Can secular stable soil organic carbon be isolated? An assessment of Zimmermann fractionation using a long-term bare fallow
Abstract. Useful soil organic matter fractionation techniques require fractions with accurate and distinct residence times and must be implementable within reasonable timeframes and with reasonable equipment. Among these techniques, the Zimmermann fractionation is a size- and density-fractionation process which aims at separating soil organic matter into five fractions known to be linked to kinetic compartments of carbon, including one fraction corresponding to the organic carbon in silt and clay fractions resistant to chemical oxidation (rSOC) considered to be stable at the scale of millenia, which is challenging to verify. In this paper, we used a 97-year-old long-term bare fallow experiment located at Versailles (France), to assess the stability of this fraction at the centennial scale. We applied the Zimmermann fractionation to archived soil samples collected in 1929, 1962 and 2021. We observed that the rSOC content was nearly constant over the lifetime of the trial, in contrast to total SOC and to other fractions. However, the rSOC only accounted for a small proportion of total SOC and did not contain all soil carbon persisting at the centennial time scale in this experiment. Our results show that rSOC represents an almost pure but not exhaustive pool of centennially stable SOC and that other methods are needed to obtain a complete estimate of centennially stable SOC.
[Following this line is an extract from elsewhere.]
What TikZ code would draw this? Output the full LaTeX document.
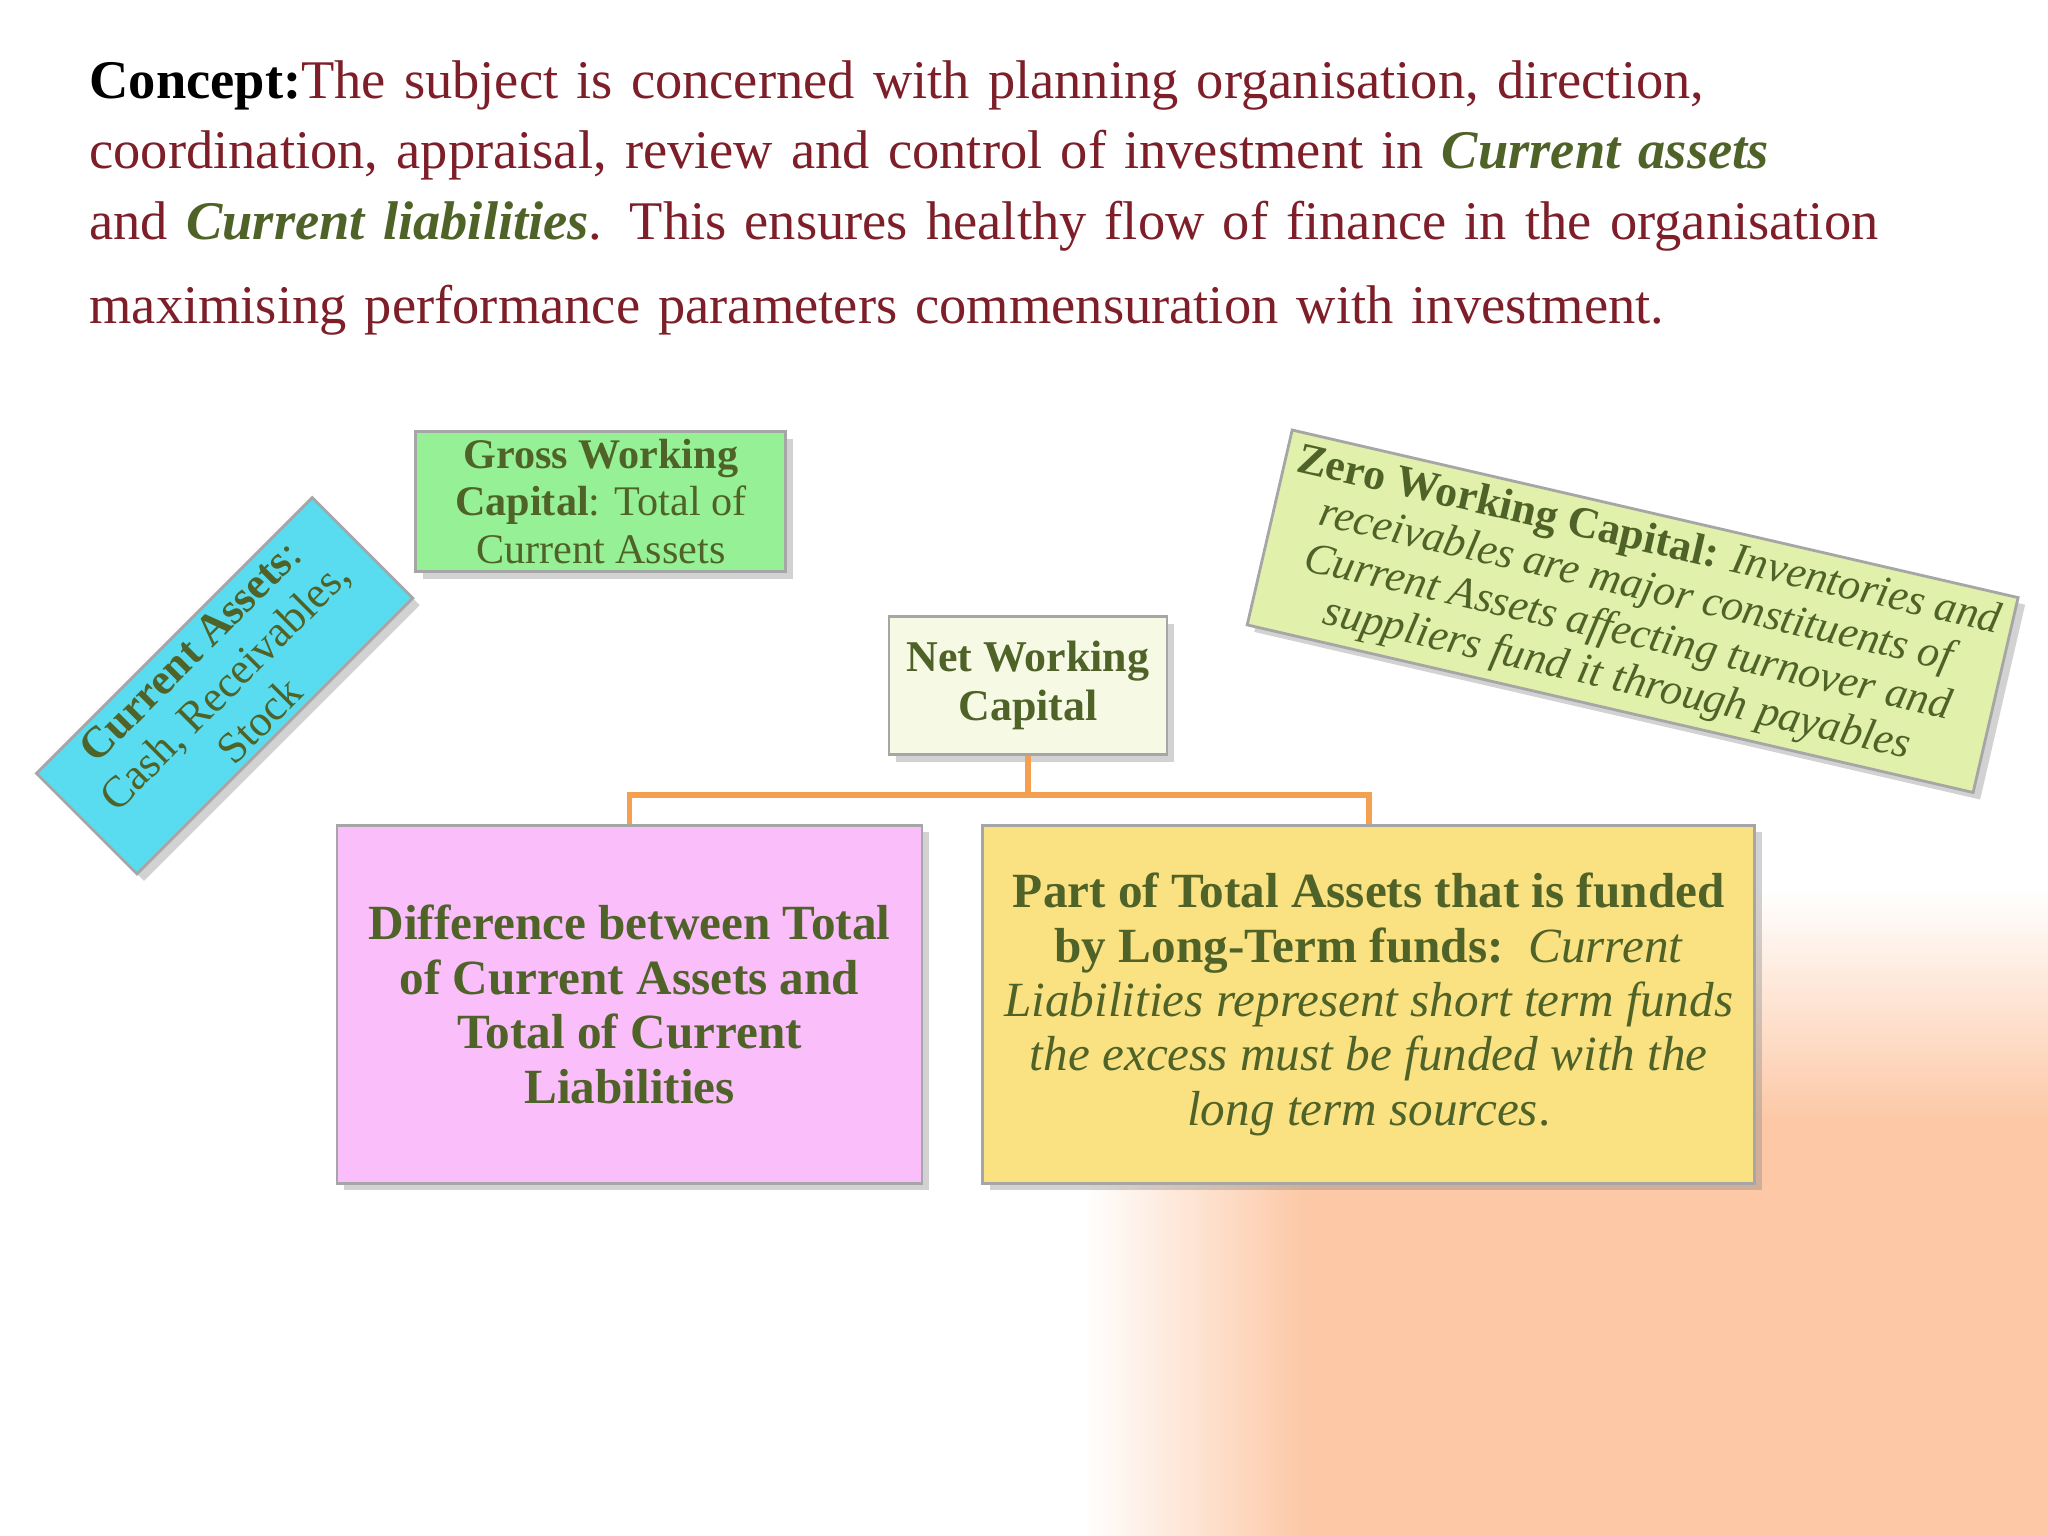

This study aims to explore the stability of various SOC fractionation using a centennial-scale resampling approach on a bare fallow site to. Research that tests methodological reliability like this is instructive for both our understanding of carbon cycle processes and the optimization of carbon models. However, the core conclusions remain open to question:
Together, the current evidence is not sufficient to support their core conclusions. The detailed comments are as follows:
Title:I suggest explicitly stating “centennial-scale” rather than “long-term.”
L27:I recommend that the authors insert a paragraph break, so that the meaning of the fractionation is introduced first, followed by a description of the specific techniques used.
L27-38:The section opens with the assertion that physical fractionation is more reliable than chemical methods. However, the majority of the paragraph is devoted to thermal analysis techniques. This structural imbalance distracts from the core message and may confuse readers about the primary focus of the section.
L39-45:I am curious whether the five Zimmermann’s fractions correspond one-to-one with the RothC pools. The statement in L45-46 seems to imply such a strict correspondence. However, the BIO pool in RothC is difficult to characterize using the Zimmermann fractions. It may be more closely related to MBC instead.
L74-82:How were the soil samples preserved? For a centennial-scale experiment, preservation conditions are critical to the reliability of the measurements.
L104:Does ultrasonic dispersion carry a risk of aggregate disruption, potentially leading to an underestimation of the S+C fraction?
L138-142:The elemental analyzer measures the carbon content per unit mass of each fraction, but the mass of each fraction differs. Has the carbon content been normalized to that per unit mass of air-dried soil?
L146:Major concern! The mass recovery rates in 1962 and 2021 are anomalous (in some cases exceeding 200%). This seriously undermines my confidence in the reliability of the results. This means that the authors started with 30 g of air-dried soil but ended up with 60 g of recovered soil fractions? This is physically impossible and difficult to understand.
Based on the mean mass recovery (98.16% to 100.05%, L145), I suspect that only a few samples have anomalous recoveries. I respect the authors’ transparency in reporting all data, but I recommend that they conduct a sensitivity analysis by excluding the samples with excessively high mass recoveries to test the robustness of results. In addition, reporting the carbon recovery rates is also necessary.
L175-180:The authors rely solely on visual observation to infer the source of POM and temporal changes in black carbon content. Such subjective analysis is inappropriate for presentation as formal results. Strictly, carbon source should be based on quantitative methods such as biomarker or molecular fingerprinting (e.g., 13C-NMR, Py-GC/MS). While I understand that the authors may lack the resources for such analyses, presenting subjective visual observations as evidence is scientifically unrigorous.
Discussion: The discussion would benefit from explicitly linking the findings back to the RothC model. If rSOC represents only a portion of stable SOC, then using rSOC as a direct proxy for IOM pool in RothC may systematically underestimate the soil carbon sequestration potential.
Figure 2:Please clarify the definition of sensitive and resistant SOC.